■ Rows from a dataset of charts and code
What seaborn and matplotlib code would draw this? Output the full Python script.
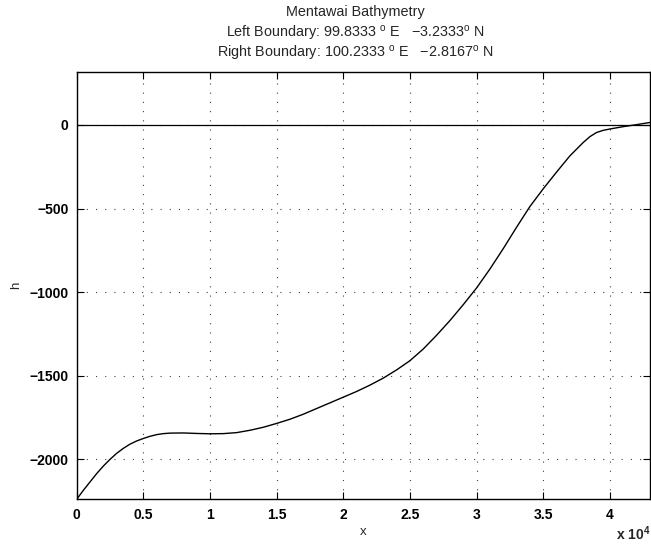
import numpy as np
import pandas as pd
import matplotlib
matplotlib.use("Agg")
import matplotlib.pyplot as plt
import seaborn as sns

# distance along transect (units of 1e4 m) and depth h (m)
x_km4 = [0.0, 0.05, 0.1, 0.15, 0.2, 0.25, 0.3, 0.35, 0.4, 0.45, 0.5, 0.55, 0.6,
         0.65, 0.7, 0.8, 0.9, 1.0, 1.1, 1.2, 1.3, 1.4, 1.5, 1.6, 1.7, 1.8, 1.9,
         2.0, 2.1, 2.2, 2.3, 2.4, 2.5, 2.6, 2.7, 2.8, 2.9, 3.0, 3.1, 3.2, 3.3,
         3.4, 3.5, 3.6, 3.7, 3.8, 3.85, 3.9, 3.95, 4.0, 4.1, 4.2, 4.3]
h_vals = [-2239, -2185, -2135, -2085, -2040, -2000, -1964, -1934, -1909, -1890,
          -1875, -1862, -1852, -1846, -1843, -1842, -1845, -1847, -1846, -1840,
          -1826, -1808, -1785, -1760, -1730, -1696, -1662, -1628, -1594, -1556,
          -1514, -1465, -1410, -1340, -1258, -1170, -1075, -975, -862, -740,
          -612, -488, -382, -282, -185, -105, -70, -45, -32, -24, -10, 2, 15]
x_vals = [v * 1e4 for v in x_km4]

xtick_vals = [0, 0.5, 1, 1.5, 2, 2.5, 3, 3.5, 4]
xtick_labels = ["0", "0.5", "1", "1.5", "2", "2.5", "3", "3.5", "4"]
ytick_vals = [-2000, -1500, -1000, -500, 0]

title_lines = ["Mentawai Bathymetry",
               r"Left Boundary: 99.8333 $^{\mathrm{o}}$ E   $-$3.2333$^{\mathrm{o}}$ N",
               r"Right Boundary: 100.2333 $^{\mathrm{o}}$ E   $-$2.8167$^{\mathrm{o}}$ N"]

sns.set_style("white")
plt.rcParams['font.family'] = ['Liberation Sans', 'DejaVu Sans']
plt.rcParams['mathtext.fontset'] = 'custom'
plt.rcParams['mathtext.rm'] = 'Liberation Sans'
plt.rcParams['mathtext.it'] = 'Liberation Sans:italic'
plt.rcParams['mathtext.bf'] = 'Liberation Sans:bold'

df = pd.DataFrame({"x": x_vals, "h": h_vals})

fig = plt.figure(figsize=(6.51, 5.45), dpi=100)
ax = fig.add_axes([0.1178, 0.0838, 0.8814, 0.7841])

ax.axhline(0, color="black", lw=0.9, zorder=2)
sns.lineplot(data=df, x="x", y="h", ax=ax, color="black", lw=1.0,
             sort=False, estimator=None, zorder=3)

ax.set_xlim(0, 4.305e4)
ax.set_ylim(-2239, 317)
ax.set_xticks([v * 1e4 for v in xtick_vals])
ax.set_xticklabels(xtick_labels, fontweight="bold", fontsize=10)
ax.set_yticks(ytick_vals)
ax.set_yticklabels([str(v).replace("-", "\u2212") for v in ytick_vals],
                   fontweight="bold", fontsize=10)

ax.grid(True, color="0.25", linestyle=(0, (1, 7.3)), lw=0.8)
ax.tick_params(direction="in", length=5, width=0.8, top=True, right=True,
               bottom=True, left=True, pad=6, colors="black")
for s in ax.spines.values():
    s.set_color("black")
    s.set_linewidth(1.0)

ax.set_xlabel("x", fontsize=9.5, labelpad=3)
ax.set_ylabel("h", fontsize=9.5, va="center")
ax.yaxis.set_label_coords(-0.105, 0.5)

fig.text(0.999, 0.003, r"x 10$^{\mathbf{4}}$", ha="right", va="bottom",
         fontsize=10, fontweight="bold")

ys = [12, 33, 53]
for t, y in zip(title_lines, ys):
    fig.text(355 / 651, 1 - y / 545, t, ha="center", va="center", fontsize=10.4)

fig.savefig("out.png", dpi=100, facecolor="white")
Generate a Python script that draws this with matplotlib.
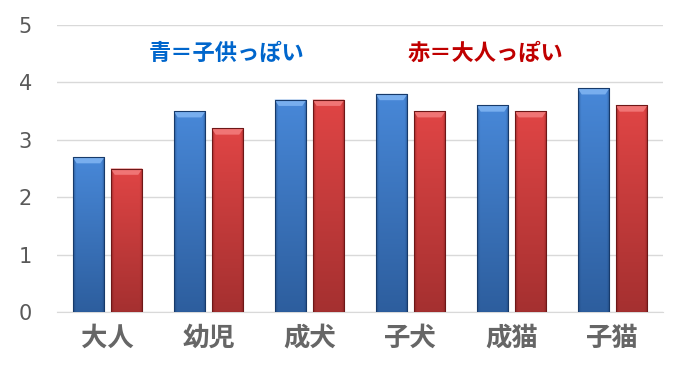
import numpy as np
import matplotlib
matplotlib.use('Agg')
import matplotlib.pyplot as plt
from matplotlib.patches import Polygon
from matplotlib.colors import to_rgb

# Data
categories = ['大人', '幼児', '成犬', '子犬', '成猫', '子猫']
blue_vals = [2.7, 3.5, 3.7, 3.8, 3.6, 3.9]
red_vals = [2.5, 3.2, 3.7, 3.5, 3.5, 3.6]
yticks = [0, 1, 2, 3, 4, 5]

plt.rcParams['font.family'] = ['Noto Sans CJK JP', 'DejaVu Sans']

fig = plt.figure(figsize=(6.73, 3.65), dpi=100)
ax = fig.add_axes([57 / 673, 1 - 312 / 365, 606 / 673, 287 / 365])

x = np.arange(len(categories))
w = 0.315
off = 0.188

bars_b = ax.bar(x - off, blue_vals, w, color='none', zorder=3)
bars_r = ax.bar(x + off, red_vals, w, color='none', zorder=3)


def shade(bars, top, bottom, edge, cap):
    top = np.array(to_rgb(top))
    bottom = np.array(to_rgb(bottom))
    edge = np.array(to_rgb(edge))
    for p in bars:
        x0, y0 = p.get_x(), p.get_y()
        bw, bh = p.get_width(), p.get_height()
        ny, nx = 100, 40
        t = np.linspace(0, 1, ny)[:, None, None]
        img = top * (1 - t) + bottom * t
        img = np.repeat(img, nx, axis=1)
        u = np.linspace(0, 1, nx)
        d = np.minimum(u, 1 - u)
        k = np.clip(1 - d / 0.1, 0, 1) ** 1.5
        k = k[None, :, None] * 0.55
        img = img * (1 - k) + edge * k
        im = ax.imshow(img, extent=[x0, x0 + bw, y0, y0 + bh], aspect='auto',
                       origin='upper', zorder=3, interpolation='bilinear')
        im.set_clip_path(p)
        # bevelled cap on top
        cap_h = 0.11
        inset = bw * 0.13
        ax.add_patch(Polygon([[x0, y0 + bh], [x0 + bw, y0 + bh],
                              [x0 + bw - inset, y0 + bh - cap_h],
                              [x0 + inset, y0 + bh - cap_h]],
                             closed=True, facecolor=cap, edgecolor='none',
                             zorder=4))
        ax.add_patch(Polygon([[x0, y0 + bh], [x0 + bw, y0 + bh], [x0 + bw, y0],
                              [x0, y0]], closed=True, facecolor='none',
                             edgecolor=edge, linewidth=0.8, zorder=5))


shade(bars_b, '#4888D8', '#2D5E9E', '#173A6A', '#78AEEE')
shade(bars_r, '#E04545', '#A53030', '#6E1717', '#F07575')

ax.set_xlim(-0.5, len(categories) - 0.5)
ax.set_ylim(0, 5)
ax.set_yticks(yticks)
ax.set_xticks(x)
ax.set_xticklabels(categories, fontsize=19, fontweight='bold', color='#666666')
ax.tick_params(axis='y', length=0, pad=18, labelsize=15, labelcolor='#595959')
ax.tick_params(axis='x', length=0, pad=9)
for lbl in ax.get_yticklabels():
    lbl.set_family(['DejaVu Sans'])
ax.grid(axis='y', color='#D9D9D9', linewidth=1, zorder=0)
ax.set_axisbelow(True)
for s in ['top', 'right', 'left']:
    ax.spines[s].set_visible(False)
ax.spines['bottom'].set_color('#D9D9D9')

ax.text(1.18, 4.5, '青＝子供っぽい', fontsize=16, fontweight='bold',
        color='#0066CC', ha='center', va='center')
ax.text(3.74, 4.5, '赤＝大人っぽい', fontsize=16, fontweight='bold',
        color='#C00000', ha='center', va='center')

fig.savefig('out.png', dpi=100)
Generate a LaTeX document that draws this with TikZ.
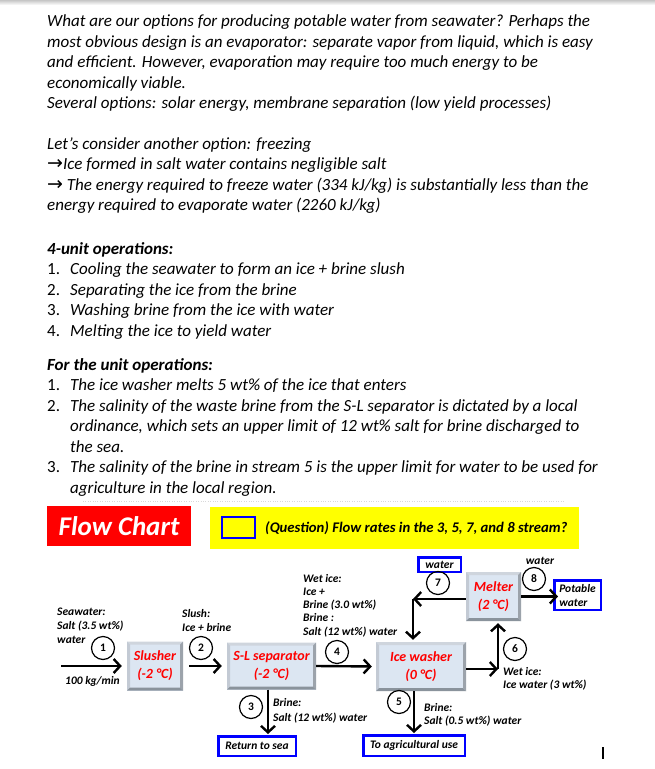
\documentclass[tikz,border=0pt]{standalone}
\usepackage{fontspec}
\setmainfont{Carlito}
\newfontfamily\arrowfont{DejaVu Sans}
\usepackage{xcolor}
\usetikzlibrary{arrows.meta, calc}
\definecolor{procfill}{HTML}{DCE6F2}
\definecolor{bevlight}{HTML}{C3CAD4}
\definecolor{bevdark}{HTML}{8A939C}
\definecolor{unitred}{HTML}{FF0000}
\definecolor{tagblue}{HTML}{0000FF}
\definecolor{qyellow}{HTML}{FFFF00}
\newcommand{\bodyfont}{\fontsize{17}{20.5}\selectfont\itshape}
\newcommand{\labfont}{\fontsize{11.5}{14}\selectfont\bfseries\itshape}
\newcommand{\arr}{{\arrowfont\fontsize{19}{19}\selectfont →}}

\tikzset{
  bodyline/.style={anchor=base west, inner sep=0pt, font=\bodyfont},
  headline/.style={anchor=base west, inner sep=0pt, font=\bodyfont\bfseries},
  unitbox/.style={fill=procfill, inner sep=0pt, align=center, text=unitred,
    font=\fontsize{14}{18}\selectfont\bfseries\itshape,
    path picture={
      \fill[bevlight!80!white] (path picture bounding box.north west) -- (path picture bounding box.north east)
        -- ([shift={(-3pt,-3pt)}]path picture bounding box.north east) -- ([shift={(3pt,-3pt)}]path picture bounding box.north west) -- cycle;
      \fill[bevlight] (path picture bounding box.north west) -- ([shift={(3pt,-3pt)}]path picture bounding box.north west)
        -- ([shift={(3pt,3pt)}]path picture bounding box.south west) -- (path picture bounding box.south west) -- cycle;
      \fill[bevdark!85!white] (path picture bounding box.north east) -- (path picture bounding box.south east)
        -- ([shift={(-3pt,3pt)}]path picture bounding box.south east) -- ([shift={(-3pt,-3pt)}]path picture bounding box.north east) -- cycle;
      \fill[bevdark] (path picture bounding box.south west) -- (path picture bounding box.south east)
        -- ([shift={(-3pt,3pt)}]path picture bounding box.south east) -- ([shift={(3pt,3pt)}]path picture bounding box.south west) -- cycle;
    }},
  streamno/.style={circle, draw, line width=1.2pt, minimum size=23pt, inner sep=0pt,
    font=\fontsize{11.5}{11.5}\selectfont\bfseries},
  flow/.style={line width=2.4pt, -{Straight Barb[length=6.5pt, width=14pt, line width=2.4pt]}},
  tagbox/.style={draw=tagblue, line width=2.5pt, fill=white, inner sep=0pt, font=\labfont},
  lab/.style={anchor=north west, inner sep=0pt, align=left, font=\labfont},
}

\begin{document}
\begin{tikzpicture}[x=1pt, y=-1pt]
  \useasboundingbox (0,0) rectangle (655,769);
  \fill[white] (0,0) rectangle (655,769);
  \shade[top color=gray!45, bottom color=white] (0,0) rectangle (655,5);

  % Intro text
  \foreach \ty/\tline [count=\k] in {
      26/{What are our options for producing potable water from seawater? Perhaps the},
      47/{most obvious design is an evaporator: separate vapor from liquid, which is easy},
      67/{and efficient. However, evaporation may require too much energy to be},
      88/{economically viable.},
      108/{Several options: solar energy, membrane separation (low yield processes)},
      149/{Let’s consider another option: freezing},
      169/{\arr Ice formed in salt water contains negligible salt},
      190/{\arr\ The energy required to freeze water (334 kJ/kg) is substantially less than the},
      210/{energy required to evaporate water (2260 kJ/kg)}}
    \node[bodyline] (intro\k) at (47,\ty) {\tline};

  % Unit operations
  \node[headline] (opshead) at (47,254) {4-unit operations:};
  \foreach \ty/\lno/\tline [count=\k] in {
      274/1./{Cooling the seawater to form an ice + brine slush},
      295/2./{Separating the ice from the brine},
      315/3./{Washing brine from the ice with water},
      336/4./{Melting the ice to yield water}}
    \node[bodyline] (ops\k) at (47,\ty) {\makebox[23pt][l]{\upshape\lno}\tline};

  % Conditions
  \node[headline] (condhead) at (47,370) {For the unit operations:};
  \foreach \ty/\lno/\tline [count=\k] in {
      390/1./{The ice washer melts 5 wt\% of the ice that enters},
      411/2./{The salinity of the waste brine from the S-L separator is dictated by a local},
      431/{}/{ordinance, which sets an upper limit of 12 wt\% salt for brine discharged to},
      452/{}/{the sea.},
      472/3./{The salinity of the brine in stream 5 is the upper limit for water to be used for},
      493/{}/{agriculture in the local region.}}
    \node[bodyline] (cond\k) at (47,\ty) {\makebox[23pt][l]{\upshape\lno}\tline};

  \draw[gray!30, dotted] (83,501) -- (565,501);

  % Title bar
  \node[fill=unitred, minimum width=144pt, minimum height=40pt, inner sep=0pt,
        text=white, font=\fontsize{27}{27}\selectfont\bfseries\itshape]
    (title) at (119,526) {Flow Chart};
  \node[fill=qyellow, minimum width=369pt, minimum height=42pt, inner sep=0pt]
    (qbar) at (394.5,528) {};
  \node[draw=tagblue, line width=2.5pt, minimum width=33pt, minimum height=21pt, inner sep=0pt]
    (qkey) at (238.5,527.5) {};
  \node[anchor=west, inner sep=0pt, font=\fontsize{14.7}{14.7}\selectfont\bfseries\itshape]
    (qtext) at (265,528) {(Question) Flow rates in the 3, 5, 7, and 8 stream?};

  % Units
  \node[unitbox, minimum width=56pt, minimum height=49pt] (slusher) at (155,666) {Slusher\\(-2 °C)};
  \node[unitbox, minimum width=89pt, minimum height=47pt] (sl) at (271.5,666) {S-L separator\\(-2 °C)};
  \node[unitbox, minimum width=90pt, minimum height=49pt] (washer) at (421,666.5) {Ice washer\\(0 °C)};
  \node[unitbox, minimum width=55pt, minimum height=49pt] (melter) at (493.5,596.5) {Melter\\(2 °C)};

  % Sinks
  \node[tagbox, minimum width=77.5pt, minimum height=19.5pt] (ret) at (257,746) {Return to sea};
  \node[tagbox, minimum width=101.5pt, minimum height=20.5pt] (agri) at (414,745.5) {To agricultural use};
  \node[tagbox, minimum width=42.5pt, minimum height=14.5pt] (water7) at (439.5,564.5) {water};
  \node[tagbox, minimum width=46.5pt, minimum height=29.5pt, align=left] (pot) at (577.5,595) {Potable\\water};

  % Streams
  \coordinate (seain) at (61,666);
  \coordinate (j6) at (498,669);
  \coordinate (j7) at (413,599);
  \draw[flow, shorten >=5pt] (seain) -- (slusher.west);
  \draw[flow, shorten <=6pt, shorten >=5pt] (slusher.east) -- (sl.west);
  \draw[flow, shorten >=4pt] (sl.east) -- (washer.west);
  \draw[flow, shorten >=1pt] ([xshift=-3.5pt]sl.south) -- ([xshift=-3.5pt]sl.south |- ret.north);
  \draw[flow, shorten >=1pt] (washer.south -| agri.north) -- (agri.north);
  \draw[flow] (washer.east |- j6) -- (j6);
  \draw[flow, shorten >=2pt] (j6) -- (j6 |- melter.south);
  \draw[flow] (melter.west |- j7) -- (j7);
  \draw[flow, shorten >=2pt] (j7) -- (j7 |- washer.north);
  \draw[flow] (melter.east) -- ([xshift=5pt]melter.east -| pot.west);

  % Stream numbers
  \foreach \sx/\sy/\sn in {103/648/1, 201/648/2, 251/707/3, 337/652/4,
                           399/702/5, 515/649/6, 438/583/7, 534/579/8}
    \node[streamno] (s\sn) at (\sx,\sy) {\sn};

  % Stream labels
  \node[lab] (lab1) at (57,608) {Seawater:\\Salt (3.5 wt\%)\\water};
  \node[lab, anchor=west] (rate1) at (65,681) {100 kg/min};
  \node[lab] (lab2) at (182,609) {Slush:\\Ice + brine};
  \node[lab, font=\fontsize{11.5}{13.2}\selectfont\bfseries\itshape] (lab4) at (303,574)
    {Wet ice:\\Ice +\\Brine (3.0 wt\%)\\Brine :\\Salt (12 wt\%) water};
  \node[lab, font=\fontsize{11.5}{15}\selectfont\bfseries\itshape] (lab3) at (273,698) {Brine:\\Salt (12 wt\%) water};
  \node[lab, font=\fontsize{11.5}{13.5}\selectfont\bfseries\itshape] (lab5) at (424,703) {Brine:\\Salt (0.5 wt\%) water};
  \node[lab, font=\fontsize{11.5}{13.5}\selectfont\bfseries\itshape] (lab6) at (503,667) {Wet ice:\\Ice water (3 wt\%)};
  \node[inner sep=0pt, font=\labfont] (lab8) at (540,561) {water};

  \draw[line width=1.2pt] (603,747) -- (603,759);
\end{tikzpicture}
\end{document}
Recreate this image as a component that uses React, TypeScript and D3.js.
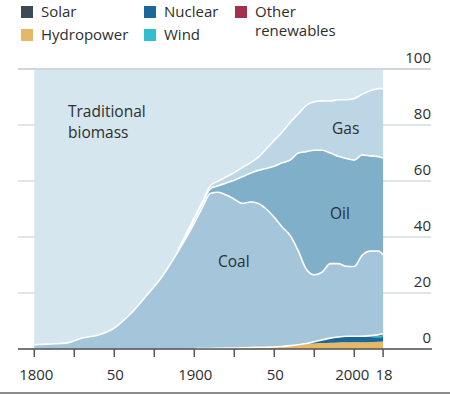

■ Direction
Repeat, exactly and in full, each line from the start of the data to the line that contains "sort=False, estimator=None, zorder=3)". Pictures do not go in.

■ Result of the task
What seaborn and matplotlib code would draw this? Output the full Python script.
import numpy as np
import pandas as pd
import matplotlib
matplotlib.use("Agg")
import matplotlib.pyplot as plt
import seaborn as sns

# distance along transect (units of 1e4 m) and depth h (m)
x_km4 = [0.0, 0.05, 0.1, 0.15, 0.2, 0.25, 0.3, 0.35, 0.4, 0.45, 0.5, 0.55, 0.6,
         0.65, 0.7, 0.8, 0.9, 1.0, 1.1, 1.2, 1.3, 1.4, 1.5, 1.6, 1.7, 1.8, 1.9,
         2.0, 2.1, 2.2, 2.3, 2.4, 2.5, 2.6, 2.7, 2.8, 2.9, 3.0, 3.1, 3.2, 3.3,
         3.4, 3.5, 3.6, 3.7, 3.8, 3.85, 3.9, 3.95, 4.0, 4.1, 4.2, 4.3]
h_vals = [-2239, -2185, -2135, -2085, -2040, -2000, -1964, -1934, -1909, -1890,
          -1875, -1862, -1852, -1846, -1843, -1842, -1845, -1847, -1846, -1840,
          -1826, -1808, -1785, -1760, -1730, -1696, -1662, -1628, -1594, -1556,
          -1514, -1465, -1410, -1340, -1258, -1170, -1075, -975, -862, -740,
          -612, -488, -382, -282, -185, -105, -70, -45, -32, -24, -10, 2, 15]
x_vals = [v * 1e4 for v in x_km4]

xtick_vals = [0, 0.5, 1, 1.5, 2, 2.5, 3, 3.5, 4]
xtick_labels = ["0", "0.5", "1", "1.5", "2", "2.5", "3", "3.5", "4"]
ytick_vals = [-2000, -1500, -1000, -500, 0]

title_lines = ["Mentawai Bathymetry",
               r"Left Boundary: 99.8333 $^{\mathrm{o}}$ E   $-$3.2333$^{\mathrm{o}}$ N",
               r"Right Boundary: 100.2333 $^{\mathrm{o}}$ E   $-$2.8167$^{\mathrm{o}}$ N"]

sns.set_style("white")
plt.rcParams['font.family'] = ['Liberation Sans', 'DejaVu Sans']
plt.rcParams['mathtext.fontset'] = 'custom'
plt.rcParams['mathtext.rm'] = 'Liberation Sans'
plt.rcParams['mathtext.it'] = 'Liberation Sans:italic'
plt.rcParams['mathtext.bf'] = 'Liberation Sans:bold'

df = pd.DataFrame({"x": x_vals, "h": h_vals})

fig = plt.figure(figsize=(6.51, 5.45), dpi=100)
ax = fig.add_axes([0.1178, 0.0838, 0.8814, 0.7841])

ax.axhline(0, color="black", lw=0.9, zorder=2)
sns.lineplot(data=df, x="x", y="h", ax=ax, color="black", lw=1.0,
             sort=False, estimator=None, zorder=3)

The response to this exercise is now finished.